Think of the Sherman Antitrust Act as the original gangster of antitrust laws, dating all the way back to 1890! This law is all about preventing monopolies and anything that unreasonably restrains trade. Basically, it tells businesses: “Hey, play fair!”

  • Section 1 of the Sherman Act outlaws agreements that restrain trade, such as price-fixing, bid-rigging, and market allocation. So, if companies get together in a smoky back room and decide to artificially inflate prices, that’s a big no-no.
  • Section 2 comes in and prohibits monopolization, meaning one company can’t use sneaky tactics to maintain or expand its monopoly power. It’s like saying you can’t push everyone else off the playground just so you can have all the swings.

The Clayton Act: Adding Some Muscle to the Fight

Now, the Clayton Act (1914) is like the Sherman Act’s younger, more muscular sibling. It beefs up antitrust enforcement by tackling specific behaviors that could lead to monopolies before they fully form.

  • It goes after things like price discrimination (charging different customers different prices without a good reason), exclusive dealing arrangements (telling a retailer they can only sell your product), and mergers that significantly reduce competition.
  • A key part of the Clayton Act allows private parties (like consumers and businesses) to sue for damages if they’ve been harmed by antitrust violations. This is where Illinois Brick comes into play…

Price Fixing, Illinois Brick, and the Law

So, how do these laws intersect with Illinois Brick? Let’s say a group of manufacturers decides to fix the price of widgets. They sell those widgets to distributors, who then sell them to retailers, who then sell them to you, the consumer.

  • That price-fixing conspiracy violates the Sherman Act.
  • Under the Clayton Act, someone harmed by that conspiracy can sue. But Illinois Brick says that only the direct purchasers (the distributors) can sue the manufacturers directly for the overcharge. Consumers, as indirect purchasers, usually can’t sue the manufacturers in federal court.

Illinois Brick doesn’t change the fact that price-fixing is illegal. It just limits who can directly sue the price-fixers in federal court. This is why the decision is so important and continues to spark debate in the antitrust world!

What were the key legal implications of the Illinois Brick Co. v. Illinois case for indirect purchasers?

The Supreme Court decision significantly impacted antitrust litigation. Indirect purchasers cannot recover overcharges resulting from illegal price-fixing by manufacturers. This ruling established the direct purchaser rule in federal antitrust law. The direct purchaser rule limits antitrust recovery to those who buy directly from the alleged antitrust violator. Illinois Brick Co. involved a price-fixing conspiracy among concrete block manufacturers.

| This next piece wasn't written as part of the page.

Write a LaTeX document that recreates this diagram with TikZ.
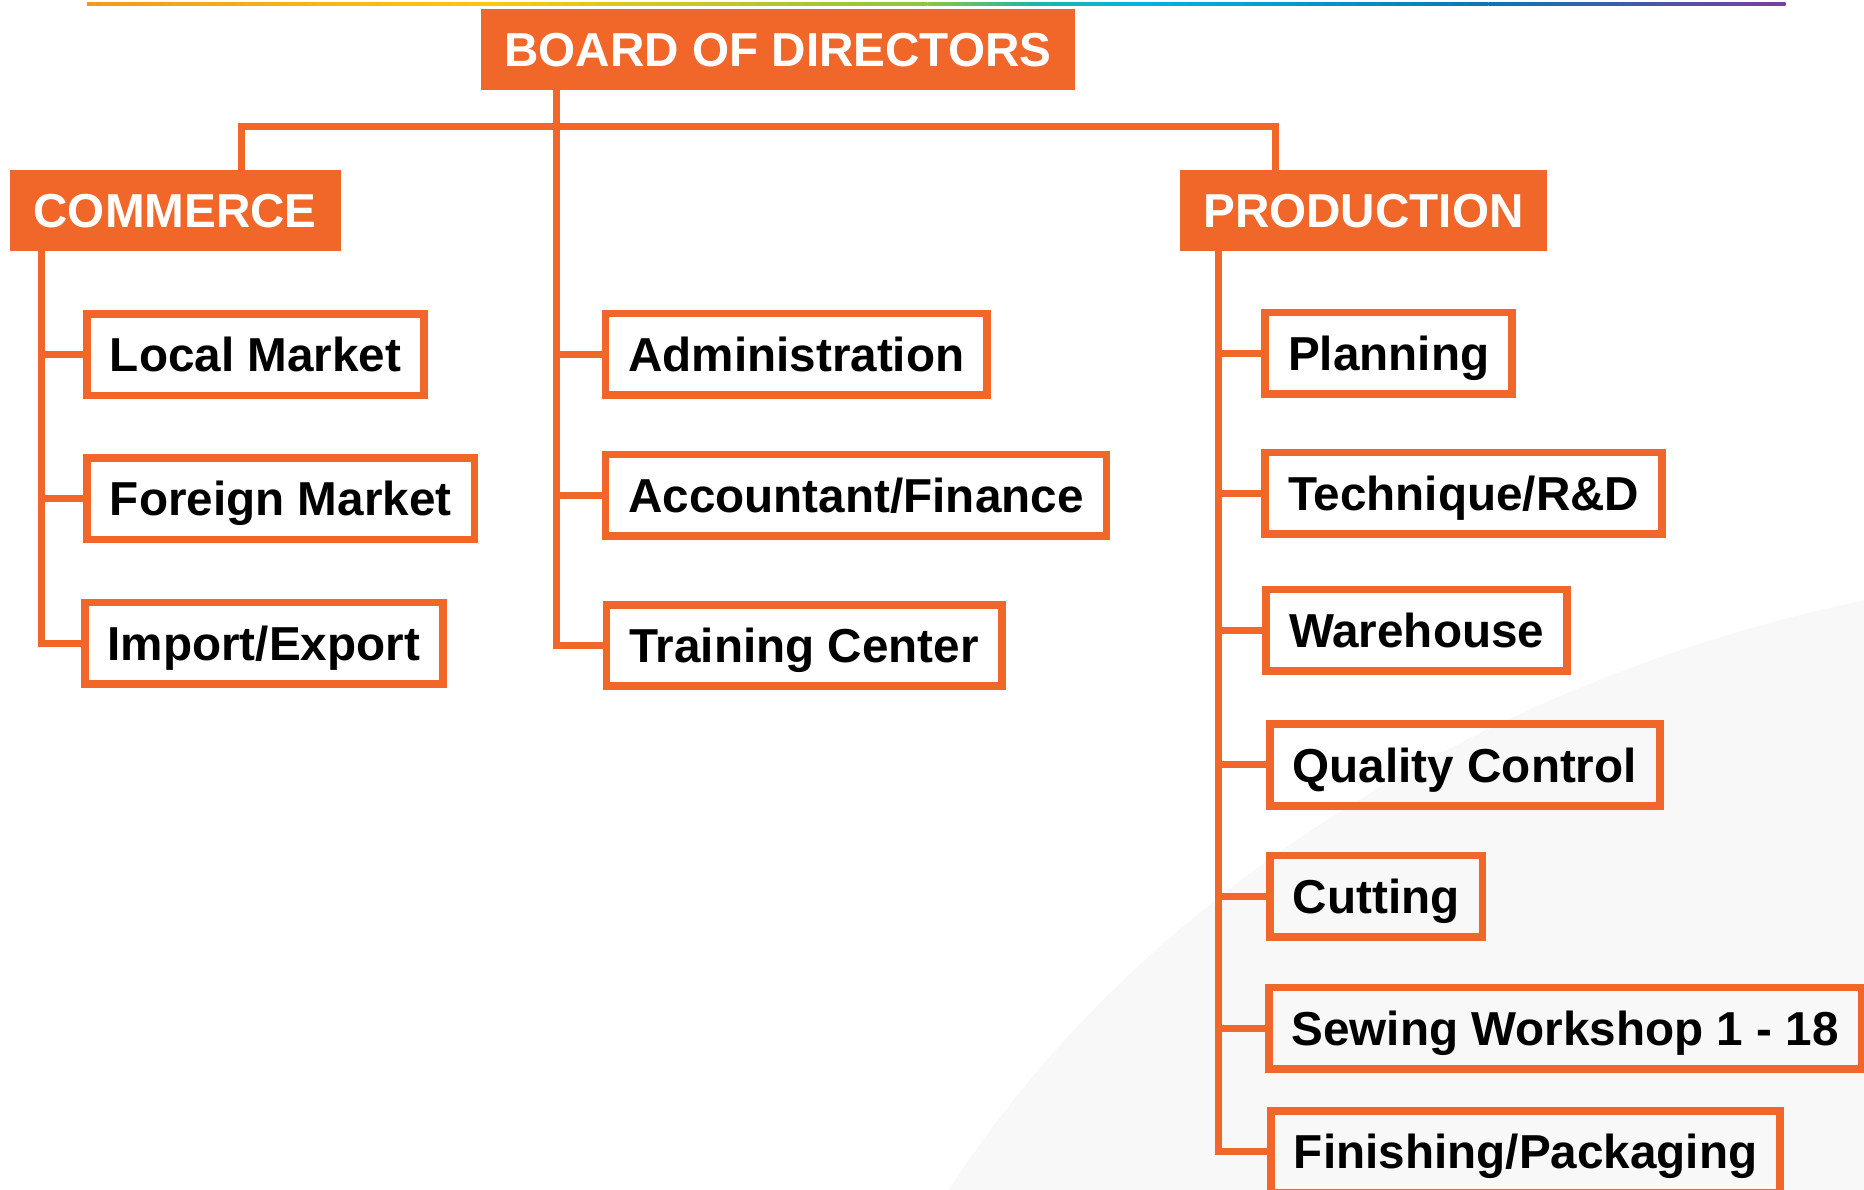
\documentclass[tikz,border=0pt]{standalone}
\usepackage{fontspec}
\setmainfont{Liberation Sans}
\usetikzlibrary{calc}

\definecolor{brand}{HTML}{F06729}
\definecolor{rOrange}{HTML}{F39A1E}
\definecolor{rYellow}{HTML}{FDC70F}
\definecolor{rGreen}{HTML}{8CC63F}
\definecolor{rTeal}{HTML}{1BB7A4}
\definecolor{rCyan}{HTML}{00B4E4}
\definecolor{rBlue}{HTML}{0A76B8}
\definecolor{rPurple}{HTML}{7B3F9B}
\definecolor{swoosh}{HTML}{F8F8F8}

\begin{document}
\begin{tikzpicture}[x=0.025cm, y=-0.025cm,
  head/.style={anchor=west, fill=brand, text=white, font=\bfseries\fontsize{28.5pt}{34pt}\selectfont,
    inner xsep=14.2pt, inner ysep=0pt, text height=20.4pt, text depth=0pt, minimum height=48.4pt},
  box/.style={anchor=west, draw=brand, line width=4.6pt, font=\bfseries\fontsize{28.5pt}{34pt}\selectfont,
    inner xsep=13.7pt, inner ysep=0pt, text height=20.4pt, text depth=0pt, minimum height=48.7pt},
  link/.style={draw=brand, line width=4.2pt}
]
  \useasboundingbox (0,0) rectangle (1568,1001);
  \clip (0,0) rectangle (1568,1001);

  % background
  \fill[swoosh] (798,1001) .. controls (980,720) and (1300,560) .. (1568,505) -- (1568,1001) -- cycle;

  % rainbow rule
  \shade[left color=rOrange, right color=rYellow] (73,1.7) rectangle (414,4.4);
  \shade[left color=rYellow, right color=rGreen] (414,1.7) rectangle (780,4.4);
  \shade[left color=rGreen, right color=rTeal] (780,1.7) rectangle (870,4.4);
  \shade[left color=rTeal, right color=rCyan] (870,1.7) rectangle (960,4.4);
  \shade[left color=rCyan, right color=rBlue] (960,1.7) rectangle (1252,4.4);
  \shade[left color=rBlue, right color=rPurple] (1252,1.7) rectangle (1502,4.4);

  \node[head] (bod) at (404,41.5) {BOARD OF DIRECTORS};
  \node[head] (comm) at (8,177) {COMMERCE};
  \node[head] (prod) at (992,177) {PRODUCTION};

  \node[box] (local) at (70,298.5) {Local Market};
  \node[box] (foreign) at (70,419.5) {Foreign Market};
  \node[box] (impex) at (68,541) {Import/Export};

  \node[box] (admin) at (506,298) {Administration};
  \node[box] (acct) at (506,416.5) {Accountant/Finance};
  \node[box] (train) at (507,543) {Training Center};

  \node[box] (plan) at (1061,297) {Planning};
  \node[box] (tech) at (1061,415) {Technique/R\&D};
  \node[box] (store) at (1062,530) {Warehouse};
  \node[box] (qc) at (1065,643.5) {Quality Control};
  \node[box] (cut) at (1065,754) {Cutting};
  \node[box] (sew) at (1064,865) {Sewing Workshop 1 - 18};
  \node[box] (finish) at (1066,969) {Finishing/Packaging};

  \coordinate (bus) at (468,106);
  \draw[link] ($(comm.north west)+(195,0)$) |- (bus) -| ($(prod.north west)+(81,0)$);

  \foreach \n in {local,foreign,impex}
    \draw[link] ($(comm.south west)+(27,0)$) |- (\n.west);
  \foreach \n in {admin,acct,train}
    \draw[link] ($(bod.south west)+(64,0)$) |- (\n.west);
  \foreach \n in {plan,tech,store,qc,cut,sew,finish}
    \draw[link] ($(prod.south west)+(33,0)$) |- (\n.west);
\end{tikzpicture}
\end{document}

How did the Illinois Brick decision affect state antitrust laws and their enforcement?

Many states enacted Illinois Brick repealer statutes. These statutes allow indirect purchasers to sue for antitrust violations under state law. State attorneys general can bring antitrust lawsuits on behalf of consumers regardless of directness of purchase. The Illinois Brick decision did not preempt state antitrust laws allowing indirect purchaser suits. State laws often provide broader protections than federal antitrust laws.

What specific economic arguments were central to the Supreme Court’s reasoning in Illinois Brick?

The Court expressed concern about the complexities of apportioning damages among direct and indirect purchasers. Economic pass-through analysis would become highly speculative in many cases. The Court sought to avoid duplicative recoveries for the same overcharge. Allowing indirect purchaser suits could reduce the incentive for direct purchasers to sue. The Court aimed for simpler antitrust enforcement with clearer rules.

In what ways did the Illinois Brick decision influence subsequent antitrust cases involving different market structures?

Courts have applied the direct purchaser rule in various industries. The rule applies even when the direct purchaser is a distributor. Some exceptions exist for situations where the direct purchaser is controlled by the manufacturer. The Illinois Brick doctrine has been invoked in cases involving resale price maintenance. The decision continues to shape antitrust litigation concerning indirect purchasers.